Every day Tame Malcolm works with organisations to control pests all around the country. Now the Te Arawa man wants to help Maori do it themselves.
Malcolm is the director of Puna Consultants, a company that implements pest control programmes in forests, farms and other locations. He's also general manager of Te Tira Whakamataki, Maori Biosecurity Network.
"I thought, 'I go all over the country doing this and I can't even look after my own whenua'," Malcolm said.
"We've got to look after our marae first."
So Malcolm launched Te Mahanga, an initiative to make Te Arawa marae pest-free.
It's supported by the Department of Conservation and the Bay of Plenty Regional Council.
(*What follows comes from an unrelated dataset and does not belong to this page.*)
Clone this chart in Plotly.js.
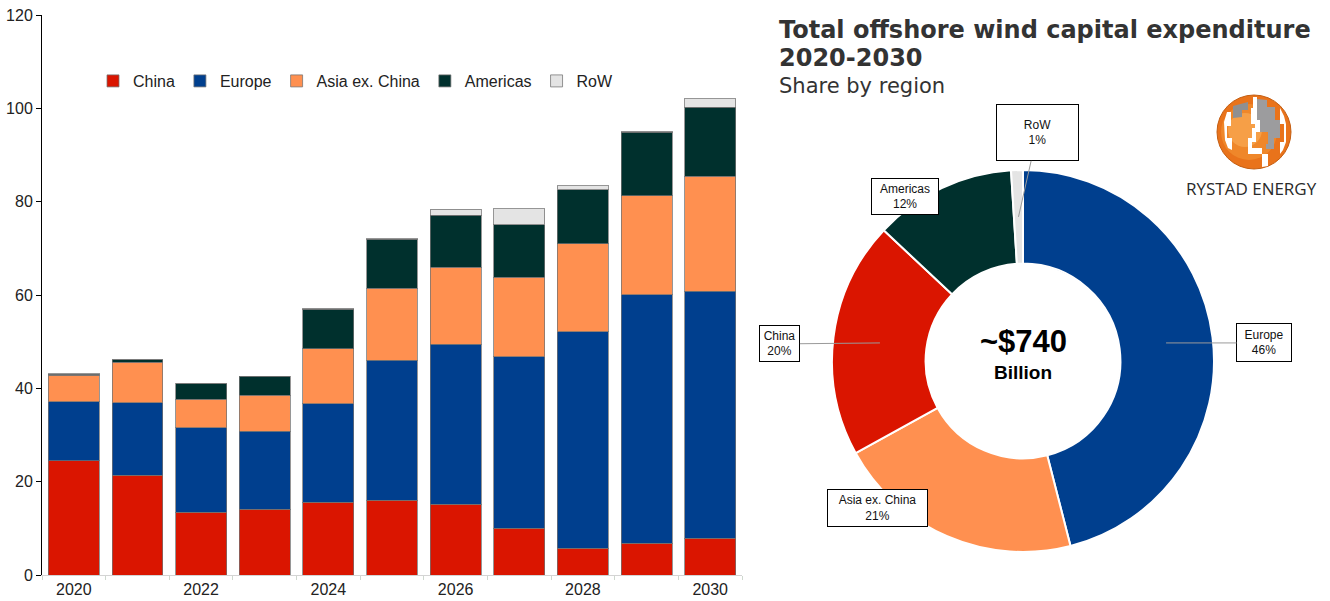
<!DOCTYPE html>
<html>
<head>
<meta charset="utf-8">
<script src="https://cdn.plot.ly/plotly-3.0.1.min.js"></script>
<style>
  html, body { margin: 0; padding: 0; background: #fff; }
  #chart { width: 1330px; height: 601px; }
</style>
</head>
<body>
<div id="chart"></div>
<script>
// Offshore wind capex by region, USD billion per year
const years = [2020, 2021, 2022, 2023, 2024, 2025, 2026, 2027, 2028, 2029, 2030];
const china    = [24.5, 21.4, 13.5, 14.1, 15.6, 16.0, 15.2, 10.0, 5.7, 6.8, 7.9];
const europe   = [12.6, 15.5, 18.1, 16.7, 21.1, 30.0, 34.2, 36.8, 46.4, 53.3, 52.9];
const asiaExCn = [5.7, 8.7, 6.1, 7.7, 11.8, 15.5, 16.5, 17.0, 18.9, 21.2, 24.7];
const americas = [0.2, 0.5, 3.3, 4.1, 8.4, 10.4, 11.2, 11.3, 11.6, 13.6, 14.7];
const row      = [0.1, 0.0, 0.0, 0.0, 0.3, 0.2, 1.3, 3.4, 0.8, 0.2, 1.9];

const yearTicks = [2020, 2022, 2024, 2026, 2028, 2030];
const yTicks = [0, 20, 40, 60, 80, 100, 120];

// 2020-2030 share by region (%)
const shareRegions = ['Europe', 'Asia ex. China', 'China', 'Americas', 'RoW'];
const shareValues  = [46, 21, 20, 12, 1];
const totalLabel = '~$740';
const totalUnit = 'Billion';

const regionColors = {
  'China': '#DA1500',
  'Europe': '#003F8E',
  'Asia ex. China': '#FF9050',
  'Americas': '#00302D',
  'RoW': '#E4E4E4'
};

const W = 1330, H = 601;
const px = x => x / W;
const py = y => 1 - y / H;

const font = 'Arial, "Liberation Sans", sans-serif';
const barLine = { color: 'rgba(115,115,115,0.75)', width: 1 };

const series = [
  ['China', china], ['Europe', europe], ['Asia ex. China', asiaExCn],
  ['Americas', americas], ['RoW', row]
];

const traces = series.map(([name, vals]) => ({
  type: 'bar',
  name: name,
  x: years,
  y: vals,
  marker: { color: regionColors[name], line: barLine },
  hoverinfo: 'x+y+name'
}));

// Donut geometry (pixels)
const cx = 1023, cy = 361, R = 191, holeFrac = 0.51;

traces.push({
  type: 'pie',
  labels: shareRegions,
  values: shareValues,
  hole: holeFrac,
  sort: false,
  direction: 'clockwise',
  rotation: 0,
  textinfo: 'none',
  showlegend: false,
  marker: { colors: shareRegions.map(r => regionColors[r]), line: { color: '#ffffff', width: 2 } },
  domain: { x: [px(cx - R), px(cx + R)], y: [py(cy + R), py(cy - R)] }
});

// Slice label boxes: offset (pixels) from the ring mid-point of each slice
const labelBoxes = {
  'Europe':         { dx: 98,  dy: 0,    w: 52, h: 35, arrow: true },
  'Asia ex. China': { abs: [877, 508],   w: 97, h: 34, arrow: false },
  'China':          { dx: -100, dy: 1,   w: 37, h: 33, arrow: true },
  'Americas':       { abs: [905, 197],   w: 64, h: 33, arrow: false },
  'RoW':            { dx: 19,  dy: -84,  w: 79, h: 53, arrow: true }
};

const annotations = [];
const total = shareValues.reduce((a, b) => a + b, 0);
let cum = 0;
const ringMid = R * (1 + holeFrac) / 2;
shareRegions.forEach((name, i) => {
  const mid = (cum + shareValues[i] / 2) / total * 2 * Math.PI;
  cum += shareValues[i];
  const tx = cx + ringMid * Math.sin(mid);
  const ty = cy - ringMid * Math.cos(mid);
  const b = labelBoxes[name];
  const common = {
    text: name + '<br>' + shareValues[i] + '%',
    font: { family: font, size: 12, color: '#111' },
    bgcolor: '#ffffff', bordercolor: '#000000', borderwidth: 1,
    width: b.w, height: b.h, align: 'center', valign: 'middle',
    xref: 'paper', yref: 'paper'
  };
  if (b.arrow) {
    annotations.push(Object.assign(common, {
      x: px(tx), y: py(ty), ax: b.dx, ay: b.dy,
      showarrow: true, arrowhead: 0, arrowwidth: 1, arrowcolor: '#9a9a9a',
      standoff: 0, startstandoff: 0
    }));
  } else {
    annotations.push(Object.assign(common, {
      x: px(b.abs[0]), y: py(b.abs[1]), showarrow: false,
      xanchor: 'center', yanchor: 'middle'
    }));
  }
});

// Donut centre total
annotations.push({
  text: '<b>' + totalLabel + '</b>', x: px(cx), y: py(341), xref: 'paper', yref: 'paper',
  showarrow: false, xanchor: 'center', yanchor: 'middle',
  font: { family: font, size: 31, color: '#000' }
});
annotations.push({
  text: '<b>' + totalUnit + '</b>', x: px(cx), y: py(372), xref: 'paper', yref: 'paper',
  showarrow: false, xanchor: 'center', yanchor: 'middle',
  font: { family: font, size: 19, color: '#000' }
});

// Right-hand heading
const headFont = '"DejaVu Sans", Verdana, sans-serif';
annotations.push({
  text: '<b>Total offshore wind capital expenditure</b>', x: px(777), y: py(30),
  xref: 'paper', yref: 'paper', showarrow: false, xanchor: 'left', yanchor: 'middle',
  font: { family: headFont, size: 24, color: '#333333' }
});
annotations.push({
  text: '<b>2020-2030</b>', x: px(777), y: py(58),
  xref: 'paper', yref: 'paper', showarrow: false, xanchor: 'left', yanchor: 'middle',
  font: { family: headFont, size: 24, color: '#333333' }
});
annotations.push({
  text: 'Share by region', x: px(777), y: py(86),
  xref: 'paper', yref: 'paper', showarrow: false, xanchor: 'left', yanchor: 'middle',
  font: { family: headFont, size: 21, color: '#333333' }
});

// Company wordmark
annotations.push({
  text: 'RYSTAD ENERGY', x: px(1251), y: py(189),
  xref: 'paper', yref: 'paper', showarrow: false, xanchor: 'center', yanchor: 'middle',
  font: { family: '"Open Sans", "Noto Sans", sans-serif', size: 17, color: '#2a2a2a' }
});

// Globe emblem drawn from simple shapes
const gx = 1254, gy = 132, gr = 37;
function pathFrom(pts) {
  return 'M ' + pts.map(p => px(gx + p[0]).toFixed(5) + ',' + py(gy + p[1]).toFixed(5)).join(' L ') + ' Z';
}
function disc(r, dx, dy, fill, extra) {
  return Object.assign({ type: 'circle', xref: 'paper', yref: 'paper',
    x0: px(gx + dx - r), x1: px(gx + dx + r), y0: py(gy + dy + r), y1: py(gy + dy - r),
    fillcolor: fill, line: { width: 0 } }, extra || {});
}
const shapes = [
  disc(gr, 0, 0, '#E9731B', { line: { color: '#C45E12', width: 1 } }),
  disc(28, -5, 0, '#F08A2C', { opacity: 0.9 }),
  disc(17, -9, -2, '#F7A34C', { opacity: 0.85 }),
  // grey band across the right half
  { type: 'path', xref: 'paper', yref: 'paper', fillcolor: '#9C9C9E', line: { width: 0 },
    path: pathFrom([[3, -33], [13, -32], [13, -25], [21, -25], [21, -12], [26, -12], [26, 6],
                    [20, 6], [20, 17], [12, 17], [12, 12], [14, 12], [14, 0], [6, 0],
                    [6, -12], [3, -12]]) },
  { type: 'path', xref: 'paper', yref: 'paper', fillcolor: '#8F8F91', line: { width: 0 },
    path: pathFrom([[-21, -26], [-6, -30], [-6, -22], [-12, -22], [-12, -15], [-21, -14]]) },
  // white meridian breaks
  { type: 'path', xref: 'paper', yref: 'paper', fillcolor: '#ffffff', line: { width: 0 },
    path: pathFrom([[-1, -35], [3, -35], [3, -12], [6, -12], [6, 0], [2, 0], [2, 10],
                    [-2, 10], [-2, 16], [8, 16], [8, 22], [-6, 22], [-6, 6], [-2, 6],
                    [-2, -4], [1, -4], [1, -8], [-3, -8], [-3, -24], [-1, -24]]) },
  { type: 'path', xref: 'paper', yref: 'paper', fillcolor: '#ffffff', line: { width: 0 },
    path: pathFrom([[-27, -20], [-23, -20], [-23, -6], [-27, -6], [-27, 6], [-22, 6], [-22, 18],
                    [-26, 16], [-29, 8], [-30, -10]]) },
  { type: 'path', xref: 'paper', yref: 'paper', fillcolor: '#ffffff', line: { width: 0 },
    path: pathFrom([[26, -24], [30, -16], [32, -8], [32, 10], [29, 18], [26, 22], [26, 10],
                    [30, 10], [30, -8], [26, -8]]) },
  { type: 'path', xref: 'paper', yref: 'paper', fillcolor: '#ffffff', line: { width: 0 },
    path: pathFrom([[8, 22], [14, 22], [14, 34], [8, 35]]) }
];

const layout = {
  width: W, height: H,
  margin: { l: 0, r: 0, t: 0, b: 0 },
  paper_bgcolor: '#ffffff', plot_bgcolor: '#ffffff',
  barmode: 'stack', bargap: 0.2,
  font: { family: font, color: '#222' },
  xaxis: {
    domain: [px(42), px(742)],
    range: [2019.5, 2030.5],
    tickvals: yearTicks, ticktext: yearTicks.map(String),
    ticks: '', showgrid: false, zeroline: false,
    showline: true, linecolor: '#d4d4d4', linewidth: 1,
    tickfont: { family: font, size: 16, color: '#222' },
    minor: { tick0: 2019.5, dtick: 1, ticks: 'outside', ticklen: 4, tickcolor: '#cfd8cf', showgrid: false },
    fixedrange: true
  },
  yaxis: {
    domain: [py(575), py(15)],
    range: [0, 120],
    tickvals: yTicks,
    ticks: 'outside', ticklen: 5, tickcolor: '#000', tickwidth: 1,
    showline: true, linecolor: '#000', linewidth: 1,
    showgrid: false, zeroline: false,
    tickfont: { family: font, size: 16, color: '#222' },
    fixedrange: true
  },
  showlegend: true,
  legend: {
    orientation: 'h', traceorder: 'normal',
    x: px(93), y: py(81), xanchor: 'left', yanchor: 'middle',
    font: { family: font, size: 16, color: '#222' },
    bgcolor: 'rgba(0,0,0,0)', itemclick: false, itemdoubleclick: false
  },
  annotations: annotations,
  shapes: shapes
};

Plotly.newPlot('chart', traces, layout, { displayModeBar: false, staticPlot: true });
</script>
</body>
</html>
With help from the Rotoiti 15 Trust, Malcolm has taken rat traps to a handful of marae in the Okataina catchment and hopes to distribute them to others.
He said pests became more of an issue in winter when rodents looked to come in from the cold.
Malcolm, who was originally from Rotorua, said Maori wanted to be able to do things themselves which was why he wanted to give them those tools.
"Marae are really sacred to us, we've got to look after our marae first," Malcolm said.
"The plan is to give them the tools and show how they can use them.
"It doesn't have to be the Government telling iwi and hapu what to do, especially since we're wanting to be the kaitiaki of the land."
Hinemihi Marae chairman Taipari McLeod said the marae was on board with the project. They received two traps from Malcolm last Friday.
Malcolm hoped the project would start a conversation.
"I'm hoping that, if this is successful, Pest Free New Zealand 2050 will look at funding it across the country. Everywhere I go they have the same issues. Marae want to work in their own space."
Rotoiti 15 Trust has also been involved in the project. Administrator Holly Wharewera said the marae they had already visited were just the beginning.